- [Problem]:
Repeat each line of the material below exactly as it appears, minus any pictures.

==========

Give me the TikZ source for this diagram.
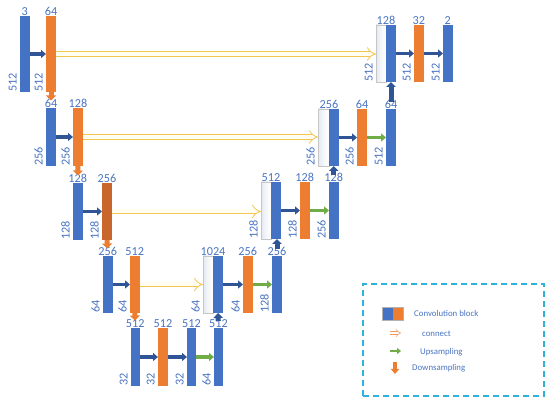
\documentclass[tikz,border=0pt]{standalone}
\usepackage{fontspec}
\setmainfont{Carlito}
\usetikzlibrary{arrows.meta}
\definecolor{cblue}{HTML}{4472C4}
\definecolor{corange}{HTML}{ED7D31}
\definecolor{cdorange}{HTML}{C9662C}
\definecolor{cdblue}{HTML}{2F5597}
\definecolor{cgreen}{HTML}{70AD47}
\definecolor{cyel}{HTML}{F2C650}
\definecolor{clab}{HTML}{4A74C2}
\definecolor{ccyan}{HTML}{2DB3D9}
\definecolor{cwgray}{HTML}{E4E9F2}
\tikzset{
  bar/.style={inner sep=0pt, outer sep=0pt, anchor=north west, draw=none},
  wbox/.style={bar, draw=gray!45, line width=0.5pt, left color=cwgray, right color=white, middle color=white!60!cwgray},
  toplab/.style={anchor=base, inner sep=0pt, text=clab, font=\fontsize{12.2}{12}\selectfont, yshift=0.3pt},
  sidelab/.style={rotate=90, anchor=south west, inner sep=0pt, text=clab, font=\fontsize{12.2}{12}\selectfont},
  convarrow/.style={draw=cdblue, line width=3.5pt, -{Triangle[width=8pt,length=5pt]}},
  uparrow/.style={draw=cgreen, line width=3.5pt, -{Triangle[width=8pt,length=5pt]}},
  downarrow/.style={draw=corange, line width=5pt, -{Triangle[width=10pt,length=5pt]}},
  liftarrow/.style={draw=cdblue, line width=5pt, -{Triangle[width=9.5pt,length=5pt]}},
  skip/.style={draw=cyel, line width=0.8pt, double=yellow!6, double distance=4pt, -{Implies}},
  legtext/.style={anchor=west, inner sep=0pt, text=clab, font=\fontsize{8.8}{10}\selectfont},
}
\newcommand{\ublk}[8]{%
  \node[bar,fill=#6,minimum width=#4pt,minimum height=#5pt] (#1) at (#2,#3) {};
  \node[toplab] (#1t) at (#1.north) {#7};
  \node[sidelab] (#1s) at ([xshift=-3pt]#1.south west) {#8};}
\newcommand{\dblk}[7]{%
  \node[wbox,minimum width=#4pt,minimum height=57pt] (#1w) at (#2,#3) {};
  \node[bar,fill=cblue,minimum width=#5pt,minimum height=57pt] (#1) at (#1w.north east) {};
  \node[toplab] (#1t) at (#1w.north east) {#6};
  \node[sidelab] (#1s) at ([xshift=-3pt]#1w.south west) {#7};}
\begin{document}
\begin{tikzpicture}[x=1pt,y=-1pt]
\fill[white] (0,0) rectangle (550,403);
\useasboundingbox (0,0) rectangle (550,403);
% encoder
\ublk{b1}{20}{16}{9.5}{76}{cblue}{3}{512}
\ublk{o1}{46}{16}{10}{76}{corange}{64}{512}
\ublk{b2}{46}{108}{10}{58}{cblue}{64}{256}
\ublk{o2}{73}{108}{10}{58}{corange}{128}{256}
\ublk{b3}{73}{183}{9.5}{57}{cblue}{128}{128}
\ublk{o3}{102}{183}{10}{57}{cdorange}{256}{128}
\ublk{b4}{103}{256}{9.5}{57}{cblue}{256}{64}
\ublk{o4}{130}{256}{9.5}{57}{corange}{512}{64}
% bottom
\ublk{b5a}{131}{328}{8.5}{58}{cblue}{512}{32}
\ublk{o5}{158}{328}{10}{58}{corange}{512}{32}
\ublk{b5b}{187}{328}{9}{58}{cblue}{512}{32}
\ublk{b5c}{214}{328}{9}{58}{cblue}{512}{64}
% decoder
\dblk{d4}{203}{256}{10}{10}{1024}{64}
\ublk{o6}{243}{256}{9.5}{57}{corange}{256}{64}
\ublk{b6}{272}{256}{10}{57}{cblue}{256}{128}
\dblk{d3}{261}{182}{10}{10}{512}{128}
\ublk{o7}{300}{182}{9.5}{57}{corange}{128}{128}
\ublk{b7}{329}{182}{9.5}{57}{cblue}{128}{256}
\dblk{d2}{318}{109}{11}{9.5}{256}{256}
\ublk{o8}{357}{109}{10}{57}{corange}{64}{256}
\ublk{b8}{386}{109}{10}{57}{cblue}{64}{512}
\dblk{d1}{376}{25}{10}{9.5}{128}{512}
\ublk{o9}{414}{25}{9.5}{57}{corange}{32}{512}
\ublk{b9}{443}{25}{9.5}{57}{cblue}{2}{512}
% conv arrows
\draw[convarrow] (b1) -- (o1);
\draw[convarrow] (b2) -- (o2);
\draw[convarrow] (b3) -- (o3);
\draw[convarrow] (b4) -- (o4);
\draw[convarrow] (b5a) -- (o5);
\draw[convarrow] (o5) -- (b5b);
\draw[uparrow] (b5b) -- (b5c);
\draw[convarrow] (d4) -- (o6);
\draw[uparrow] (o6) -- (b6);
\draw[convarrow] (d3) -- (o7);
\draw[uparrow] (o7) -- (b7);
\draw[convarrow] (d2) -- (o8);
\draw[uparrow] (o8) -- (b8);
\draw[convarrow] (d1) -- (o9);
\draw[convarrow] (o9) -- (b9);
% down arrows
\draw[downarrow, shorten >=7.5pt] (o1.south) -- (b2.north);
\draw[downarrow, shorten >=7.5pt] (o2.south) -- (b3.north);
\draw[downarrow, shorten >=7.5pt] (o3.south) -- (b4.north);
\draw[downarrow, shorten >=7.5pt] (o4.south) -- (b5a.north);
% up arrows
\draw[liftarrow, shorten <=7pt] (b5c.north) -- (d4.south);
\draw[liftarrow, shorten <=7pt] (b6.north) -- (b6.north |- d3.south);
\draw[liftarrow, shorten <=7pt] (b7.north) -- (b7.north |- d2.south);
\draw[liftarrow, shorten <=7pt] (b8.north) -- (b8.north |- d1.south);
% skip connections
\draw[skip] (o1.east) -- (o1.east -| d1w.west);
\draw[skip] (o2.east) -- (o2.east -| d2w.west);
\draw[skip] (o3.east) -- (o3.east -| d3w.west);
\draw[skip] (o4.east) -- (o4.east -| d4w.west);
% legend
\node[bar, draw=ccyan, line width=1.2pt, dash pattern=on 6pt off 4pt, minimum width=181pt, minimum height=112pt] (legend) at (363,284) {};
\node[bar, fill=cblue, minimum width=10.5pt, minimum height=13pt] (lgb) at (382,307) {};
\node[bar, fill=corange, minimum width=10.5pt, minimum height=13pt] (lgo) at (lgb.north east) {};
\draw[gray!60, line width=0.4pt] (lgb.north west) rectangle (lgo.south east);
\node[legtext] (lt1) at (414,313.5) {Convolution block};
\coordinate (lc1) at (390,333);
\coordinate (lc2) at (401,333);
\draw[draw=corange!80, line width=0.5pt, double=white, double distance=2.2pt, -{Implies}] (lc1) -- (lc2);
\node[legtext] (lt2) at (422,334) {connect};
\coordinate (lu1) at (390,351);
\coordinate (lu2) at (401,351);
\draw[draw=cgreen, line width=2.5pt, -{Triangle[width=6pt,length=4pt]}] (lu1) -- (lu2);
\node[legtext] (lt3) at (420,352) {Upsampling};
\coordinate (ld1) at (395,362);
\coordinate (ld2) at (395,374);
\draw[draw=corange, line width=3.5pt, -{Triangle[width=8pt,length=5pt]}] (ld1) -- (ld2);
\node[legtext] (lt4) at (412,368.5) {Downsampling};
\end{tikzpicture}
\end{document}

==========

- [Expected answer]:
Give me the TikZ source for this diagram.
\documentclass[tikz,border=0pt]{standalone}
\usepackage{fontspec}
\setmainfont{Carlito}
\usetikzlibrary{arrows.meta}
\definecolor{cblue}{HTML}{4472C4}
\definecolor{corange}{HTML}{ED7D31}
\definecolor{cdorange}{HTML}{C9662C}
\definecolor{cdblue}{HTML}{2F5597}
\definecolor{cgreen}{HTML}{70AD47}
\definecolor{cyel}{HTML}{F2C650}
\definecolor{clab}{HTML}{4A74C2}
\definecolor{ccyan}{HTML}{2DB3D9}
\definecolor{cwgray}{HTML}{E4E9F2}
\tikzset{
  bar/.style={inner sep=0pt, outer sep=0pt, anchor=north west, draw=none},
  wbox/.style={bar, draw=gray!45, line width=0.5pt, left color=cwgray, right color=white, middle color=white!60!cwgray},
  toplab/.style={anchor=base, inner sep=0pt, text=clab, font=\fontsize{12.2}{12}\selectfont, yshift=0.3pt},
  sidelab/.style={rotate=90, anchor=south west, inner sep=0pt, text=clab, font=\fontsize{12.2}{12}\selectfont},
  convarrow/.style={draw=cdblue, line width=3.5pt, -{Triangle[width=8pt,length=5pt]}},
  uparrow/.style={draw=cgreen, line width=3.5pt, -{Triangle[width=8pt,length=5pt]}},
  downarrow/.style={draw=corange, line width=5pt, -{Triangle[width=10pt,length=5pt]}},
  liftarrow/.style={draw=cdblue, line width=5pt, -{Triangle[width=9.5pt,length=5pt]}},
  skip/.style={draw=cyel, line width=0.8pt, double=yellow!6, double distance=4pt, -{Implies}},
  legtext/.style={anchor=west, inner sep=0pt, text=clab, font=\fontsize{8.8}{10}\selectfont},
}
\newcommand{\ublk}[8]{%
  \node[bar,fill=#6,minimum width=#4pt,minimum height=#5pt] (#1) at (#2,#3) {};
  \node[toplab] (#1t) at (#1.north) {#7};
  \node[sidelab] (#1s) at ([xshift=-3pt]#1.south west) {#8};}
\newcommand{\dblk}[7]{%
  \node[wbox,minimum width=#4pt,minimum height=57pt] (#1w) at (#2,#3) {};
  \node[bar,fill=cblue,minimum width=#5pt,minimum height=57pt] (#1) at (#1w.north east) {};
  \node[toplab] (#1t) at (#1w.north east) {#6};
  \node[sidelab] (#1s) at ([xshift=-3pt]#1w.south west) {#7};}
\begin{document}
\begin{tikzpicture}[x=1pt,y=-1pt]
\fill[white] (0,0) rectangle (550,403);
\useasboundingbox (0,0) rectangle (550,403);
% encoder
\ublk{b1}{20}{16}{9.5}{76}{cblue}{3}{512}
\ublk{o1}{46}{16}{10}{76}{corange}{64}{512}
\ublk{b2}{46}{108}{10}{58}{cblue}{64}{256}
\ublk{o2}{73}{108}{10}{58}{corange}{128}{256}
\ublk{b3}{73}{183}{9.5}{57}{cblue}{128}{128}
\ublk{o3}{102}{183}{10}{57}{cdorange}{256}{128}
\ublk{b4}{103}{256}{9.5}{57}{cblue}{256}{64}
\ublk{o4}{130}{256}{9.5}{57}{corange}{512}{64}
% bottom
\ublk{b5a}{131}{328}{8.5}{58}{cblue}{512}{32}
\ublk{o5}{158}{328}{10}{58}{corange}{512}{32}
\ublk{b5b}{187}{328}{9}{58}{cblue}{512}{32}
\ublk{b5c}{214}{328}{9}{58}{cblue}{512}{64}
% decoder
\dblk{d4}{203}{256}{10}{10}{1024}{64}
\ublk{o6}{243}{256}{9.5}{57}{corange}{256}{64}
\ublk{b6}{272}{256}{10}{57}{cblue}{256}{128}
\dblk{d3}{261}{182}{10}{10}{512}{128}
\ublk{o7}{300}{182}{9.5}{57}{corange}{128}{128}
\ublk{b7}{329}{182}{9.5}{57}{cblue}{128}{256}
\dblk{d2}{318}{109}{11}{9.5}{256}{256}
\ublk{o8}{357}{109}{10}{57}{corange}{64}{256}
\ublk{b8}{386}{109}{10}{57}{cblue}{64}{512}
\dblk{d1}{376}{25}{10}{9.5}{128}{512}
\ublk{o9}{414}{25}{9.5}{57}{corange}{32}{512}
\ublk{b9}{443}{25}{9.5}{57}{cblue}{2}{512}
% conv arrows
\draw[convarrow] (b1) -- (o1);
\draw[convarrow] (b2) -- (o2);
\draw[convarrow] (b3) -- (o3);
\draw[convarrow] (b4) -- (o4);
\draw[convarrow] (b5a) -- (o5);
\draw[convarrow] (o5) -- (b5b);
\draw[uparrow] (b5b) -- (b5c);
\draw[convarrow] (d4) -- (o6);
\draw[uparrow] (o6) -- (b6);
\draw[convarrow] (d3) -- (o7);
\draw[uparrow] (o7) -- (b7);
\draw[convarrow] (d2) -- (o8);
\draw[uparrow] (o8) -- (b8);
\draw[convarrow] (d1) -- (o9);
\draw[convarrow] (o9) -- (b9);
% down arrows
\draw[downarrow, shorten >=7.5pt] (o1.south) -- (b2.north);
\draw[downarrow, shorten >=7.5pt] (o2.south) -- (b3.north);
\draw[downarrow, shorten >=7.5pt] (o3.south) -- (b4.north);
\draw[downarrow, shorten >=7.5pt] (o4.south) -- (b5a.north);
% up arrows
\draw[liftarrow, shorten <=7pt] (b5c.north) -- (d4.south);
\draw[liftarrow, shorten <=7pt] (b6.north) -- (b6.north |- d3.south);
\draw[liftarrow, shorten <=7pt] (b7.north) -- (b7.north |- d2.south);
\draw[liftarrow, shorten <=7pt] (b8.north) -- (b8.north |- d1.south);
% skip connections
\draw[skip] (o1.east) -- (o1.east -| d1w.west);
\draw[skip] (o2.east) -- (o2.east -| d2w.west);
\draw[skip] (o3.east) -- (o3.east -| d3w.west);
\draw[skip] (o4.east) -- (o4.east -| d4w.west);
% legend
\node[bar, draw=ccyan, line width=1.2pt, dash pattern=on 6pt off 4pt, minimum width=181pt, minimum height=112pt] (legend) at (363,284) {};
\node[bar, fill=cblue, minimum width=10.5pt, minimum height=13pt] (lgb) at (382,307) {};
\node[bar, fill=corange, minimum width=10.5pt, minimum height=13pt] (lgo) at (lgb.north east) {};
\draw[gray!60, line width=0.4pt] (lgb.north west) rectangle (lgo.south east);
\node[legtext] (lt1) at (414,313.5) {Convolution block};
\coordinate (lc1) at (390,333);
\coordinate (lc2) at (401,333);
\draw[draw=corange!80, line width=0.5pt, double=white, double distance=2.2pt, -{Implies}] (lc1) -- (lc2);
\node[legtext] (lt2) at (422,334) {connect};
\coordinate (lu1) at (390,351);
\coordinate (lu2) at (401,351);
\draw[draw=cgreen, line width=2.5pt, -{Triangle[width=6pt,length=4pt]}] (lu1) -- (lu2);
\node[legtext] (lt3) at (420,352) {Upsampling};
\coordinate (ld1) at (395,362);
\coordinate (ld2) at (395,374);
\draw[draw=corange, line width=3.5pt, -{Triangle[width=8pt,length=5pt]}] (ld1) -- (ld2);
\node[legtext] (lt4) at (412,368.5) {Downsampling};
\end{tikzpicture}
\end{document}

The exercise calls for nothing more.